WHAT THIS TASK INVOLVES: Retype the stretch of lines that starts at the line containing "Generate a Python" and ends at the line containing "from matplotlib.lines import Line2D", inclusive. Do not include pictures.

::: RECORDS SUPPLIED :::

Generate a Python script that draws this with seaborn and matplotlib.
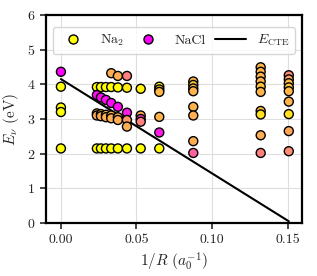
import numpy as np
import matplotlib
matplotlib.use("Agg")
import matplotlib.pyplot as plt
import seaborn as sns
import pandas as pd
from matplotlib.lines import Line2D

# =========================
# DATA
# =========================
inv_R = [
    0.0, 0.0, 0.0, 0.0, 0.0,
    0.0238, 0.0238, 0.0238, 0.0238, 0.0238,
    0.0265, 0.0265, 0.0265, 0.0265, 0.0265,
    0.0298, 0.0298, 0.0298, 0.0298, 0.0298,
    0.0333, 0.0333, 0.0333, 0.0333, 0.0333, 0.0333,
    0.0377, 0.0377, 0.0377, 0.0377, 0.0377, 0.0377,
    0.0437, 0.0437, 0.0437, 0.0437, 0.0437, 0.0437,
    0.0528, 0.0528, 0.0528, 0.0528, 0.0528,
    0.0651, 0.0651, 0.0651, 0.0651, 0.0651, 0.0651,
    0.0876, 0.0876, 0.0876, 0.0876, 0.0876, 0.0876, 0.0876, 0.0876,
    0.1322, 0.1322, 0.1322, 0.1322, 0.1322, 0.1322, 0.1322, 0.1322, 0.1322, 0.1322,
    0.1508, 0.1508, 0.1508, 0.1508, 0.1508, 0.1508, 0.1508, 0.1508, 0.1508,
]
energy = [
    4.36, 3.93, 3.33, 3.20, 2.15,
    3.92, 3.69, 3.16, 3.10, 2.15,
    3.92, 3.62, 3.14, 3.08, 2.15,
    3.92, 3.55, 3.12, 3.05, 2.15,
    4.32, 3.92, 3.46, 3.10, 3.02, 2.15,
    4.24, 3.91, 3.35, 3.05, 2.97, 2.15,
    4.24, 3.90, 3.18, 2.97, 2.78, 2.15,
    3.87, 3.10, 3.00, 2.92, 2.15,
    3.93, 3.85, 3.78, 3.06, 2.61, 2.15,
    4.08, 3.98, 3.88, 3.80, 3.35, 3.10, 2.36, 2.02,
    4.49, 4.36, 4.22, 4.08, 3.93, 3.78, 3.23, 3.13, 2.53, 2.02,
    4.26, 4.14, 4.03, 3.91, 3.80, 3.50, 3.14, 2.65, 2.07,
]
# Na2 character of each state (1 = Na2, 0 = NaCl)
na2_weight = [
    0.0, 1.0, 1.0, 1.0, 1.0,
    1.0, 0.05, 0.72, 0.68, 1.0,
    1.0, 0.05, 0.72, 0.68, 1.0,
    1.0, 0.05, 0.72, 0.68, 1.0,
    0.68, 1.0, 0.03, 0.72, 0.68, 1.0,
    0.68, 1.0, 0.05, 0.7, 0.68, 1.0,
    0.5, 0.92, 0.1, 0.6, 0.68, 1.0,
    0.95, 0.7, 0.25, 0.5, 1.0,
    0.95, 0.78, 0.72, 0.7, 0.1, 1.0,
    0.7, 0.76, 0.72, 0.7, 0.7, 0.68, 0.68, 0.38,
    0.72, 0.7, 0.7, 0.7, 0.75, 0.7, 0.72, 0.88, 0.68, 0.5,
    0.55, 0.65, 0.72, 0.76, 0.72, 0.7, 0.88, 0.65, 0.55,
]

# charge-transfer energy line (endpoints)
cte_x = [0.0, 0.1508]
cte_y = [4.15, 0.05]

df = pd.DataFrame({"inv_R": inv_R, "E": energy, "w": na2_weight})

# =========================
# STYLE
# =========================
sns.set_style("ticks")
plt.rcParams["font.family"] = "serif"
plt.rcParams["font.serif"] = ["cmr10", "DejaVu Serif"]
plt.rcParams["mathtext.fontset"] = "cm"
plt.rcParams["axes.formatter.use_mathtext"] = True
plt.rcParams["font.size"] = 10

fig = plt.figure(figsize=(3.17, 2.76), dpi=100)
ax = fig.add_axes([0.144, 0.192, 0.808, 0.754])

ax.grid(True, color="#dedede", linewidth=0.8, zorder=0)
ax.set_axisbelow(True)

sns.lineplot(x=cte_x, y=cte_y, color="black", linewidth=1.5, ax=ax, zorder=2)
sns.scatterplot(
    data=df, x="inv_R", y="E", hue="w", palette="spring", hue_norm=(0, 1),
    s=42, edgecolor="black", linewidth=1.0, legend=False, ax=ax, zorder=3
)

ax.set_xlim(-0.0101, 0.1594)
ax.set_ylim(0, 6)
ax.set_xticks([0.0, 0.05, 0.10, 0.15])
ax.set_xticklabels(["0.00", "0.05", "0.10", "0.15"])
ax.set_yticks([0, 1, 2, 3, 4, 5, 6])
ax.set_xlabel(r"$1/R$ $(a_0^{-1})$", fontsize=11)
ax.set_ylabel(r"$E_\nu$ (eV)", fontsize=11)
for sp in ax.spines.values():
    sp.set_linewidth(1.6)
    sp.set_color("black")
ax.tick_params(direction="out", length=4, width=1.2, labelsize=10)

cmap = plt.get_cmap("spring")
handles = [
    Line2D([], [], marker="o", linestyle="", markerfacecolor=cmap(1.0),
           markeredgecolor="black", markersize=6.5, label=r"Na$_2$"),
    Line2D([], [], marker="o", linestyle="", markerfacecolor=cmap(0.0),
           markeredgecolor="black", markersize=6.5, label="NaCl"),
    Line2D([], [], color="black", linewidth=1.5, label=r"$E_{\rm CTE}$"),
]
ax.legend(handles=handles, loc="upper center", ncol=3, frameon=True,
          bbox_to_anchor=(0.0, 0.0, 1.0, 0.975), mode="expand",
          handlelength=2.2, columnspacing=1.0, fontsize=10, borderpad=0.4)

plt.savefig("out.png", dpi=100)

:::
::: RECORDS SUPPLIED :::

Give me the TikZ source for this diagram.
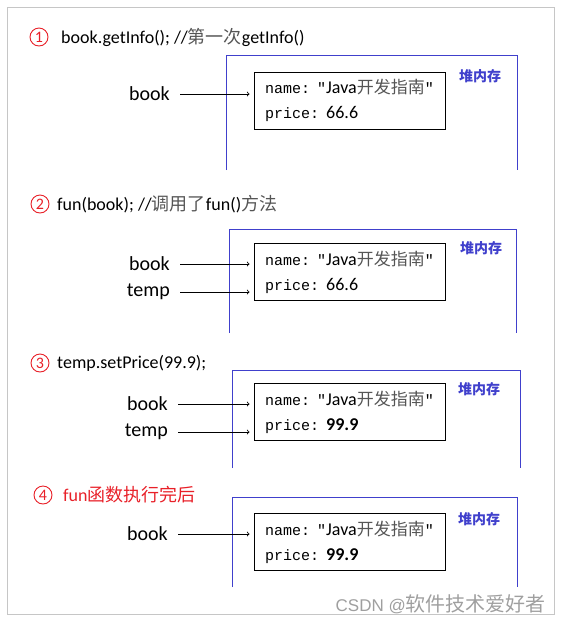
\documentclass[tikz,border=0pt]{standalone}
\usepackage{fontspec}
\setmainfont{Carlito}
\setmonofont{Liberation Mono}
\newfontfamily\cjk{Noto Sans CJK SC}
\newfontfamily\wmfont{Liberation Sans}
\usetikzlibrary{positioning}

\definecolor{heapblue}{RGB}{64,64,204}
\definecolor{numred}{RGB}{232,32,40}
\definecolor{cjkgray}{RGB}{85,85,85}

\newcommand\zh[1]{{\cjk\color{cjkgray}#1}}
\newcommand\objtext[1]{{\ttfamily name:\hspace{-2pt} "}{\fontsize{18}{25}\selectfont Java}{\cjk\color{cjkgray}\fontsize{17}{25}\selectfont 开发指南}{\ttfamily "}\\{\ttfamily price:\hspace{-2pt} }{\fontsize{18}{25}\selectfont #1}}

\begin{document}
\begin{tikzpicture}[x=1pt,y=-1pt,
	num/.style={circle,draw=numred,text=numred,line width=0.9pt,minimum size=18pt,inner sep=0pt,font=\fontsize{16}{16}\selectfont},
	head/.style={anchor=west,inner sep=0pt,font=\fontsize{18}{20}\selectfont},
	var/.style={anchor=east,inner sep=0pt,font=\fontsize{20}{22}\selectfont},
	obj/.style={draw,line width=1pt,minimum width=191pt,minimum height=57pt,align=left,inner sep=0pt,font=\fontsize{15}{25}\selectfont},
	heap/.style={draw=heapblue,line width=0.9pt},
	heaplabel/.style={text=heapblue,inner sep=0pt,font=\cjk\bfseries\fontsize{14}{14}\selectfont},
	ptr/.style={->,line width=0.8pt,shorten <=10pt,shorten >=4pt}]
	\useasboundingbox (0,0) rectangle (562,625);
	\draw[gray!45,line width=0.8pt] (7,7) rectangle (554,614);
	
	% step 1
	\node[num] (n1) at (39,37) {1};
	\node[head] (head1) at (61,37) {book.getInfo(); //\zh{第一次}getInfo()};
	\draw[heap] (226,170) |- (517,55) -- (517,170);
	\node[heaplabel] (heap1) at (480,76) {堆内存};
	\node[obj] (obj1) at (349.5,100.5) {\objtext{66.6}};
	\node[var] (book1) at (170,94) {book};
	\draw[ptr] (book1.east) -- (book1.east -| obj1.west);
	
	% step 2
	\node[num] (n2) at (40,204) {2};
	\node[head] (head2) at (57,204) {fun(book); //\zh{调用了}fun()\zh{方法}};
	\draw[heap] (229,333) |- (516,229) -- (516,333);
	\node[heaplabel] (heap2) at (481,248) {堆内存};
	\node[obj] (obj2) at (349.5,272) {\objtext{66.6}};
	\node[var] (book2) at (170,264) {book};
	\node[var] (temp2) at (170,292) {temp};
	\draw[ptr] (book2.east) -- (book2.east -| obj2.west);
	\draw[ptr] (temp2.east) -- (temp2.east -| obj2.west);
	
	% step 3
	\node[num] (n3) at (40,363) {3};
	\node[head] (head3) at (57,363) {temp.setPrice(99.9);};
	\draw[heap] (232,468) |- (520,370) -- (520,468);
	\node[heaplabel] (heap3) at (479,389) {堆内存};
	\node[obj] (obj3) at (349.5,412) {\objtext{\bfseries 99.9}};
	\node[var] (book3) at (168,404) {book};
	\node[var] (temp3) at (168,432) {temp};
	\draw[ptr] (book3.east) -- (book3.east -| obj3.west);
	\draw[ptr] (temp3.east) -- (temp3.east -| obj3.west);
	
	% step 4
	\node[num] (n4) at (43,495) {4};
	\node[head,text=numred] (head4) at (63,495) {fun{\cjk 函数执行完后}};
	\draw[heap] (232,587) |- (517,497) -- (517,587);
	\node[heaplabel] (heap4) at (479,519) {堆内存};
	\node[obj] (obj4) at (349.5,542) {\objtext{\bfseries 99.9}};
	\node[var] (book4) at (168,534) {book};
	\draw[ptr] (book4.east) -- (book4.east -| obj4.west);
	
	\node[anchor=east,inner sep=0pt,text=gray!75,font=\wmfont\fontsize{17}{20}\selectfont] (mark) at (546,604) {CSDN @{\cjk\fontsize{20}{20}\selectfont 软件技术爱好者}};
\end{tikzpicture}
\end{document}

:::

EXERCISE SOLUTION:
Generate a Python script that draws this with seaborn and matplotlib.
import numpy as np
import matplotlib
matplotlib.use("Agg")
import matplotlib.pyplot as plt
import seaborn as sns
import pandas as pd
from matplotlib.lines import Line2D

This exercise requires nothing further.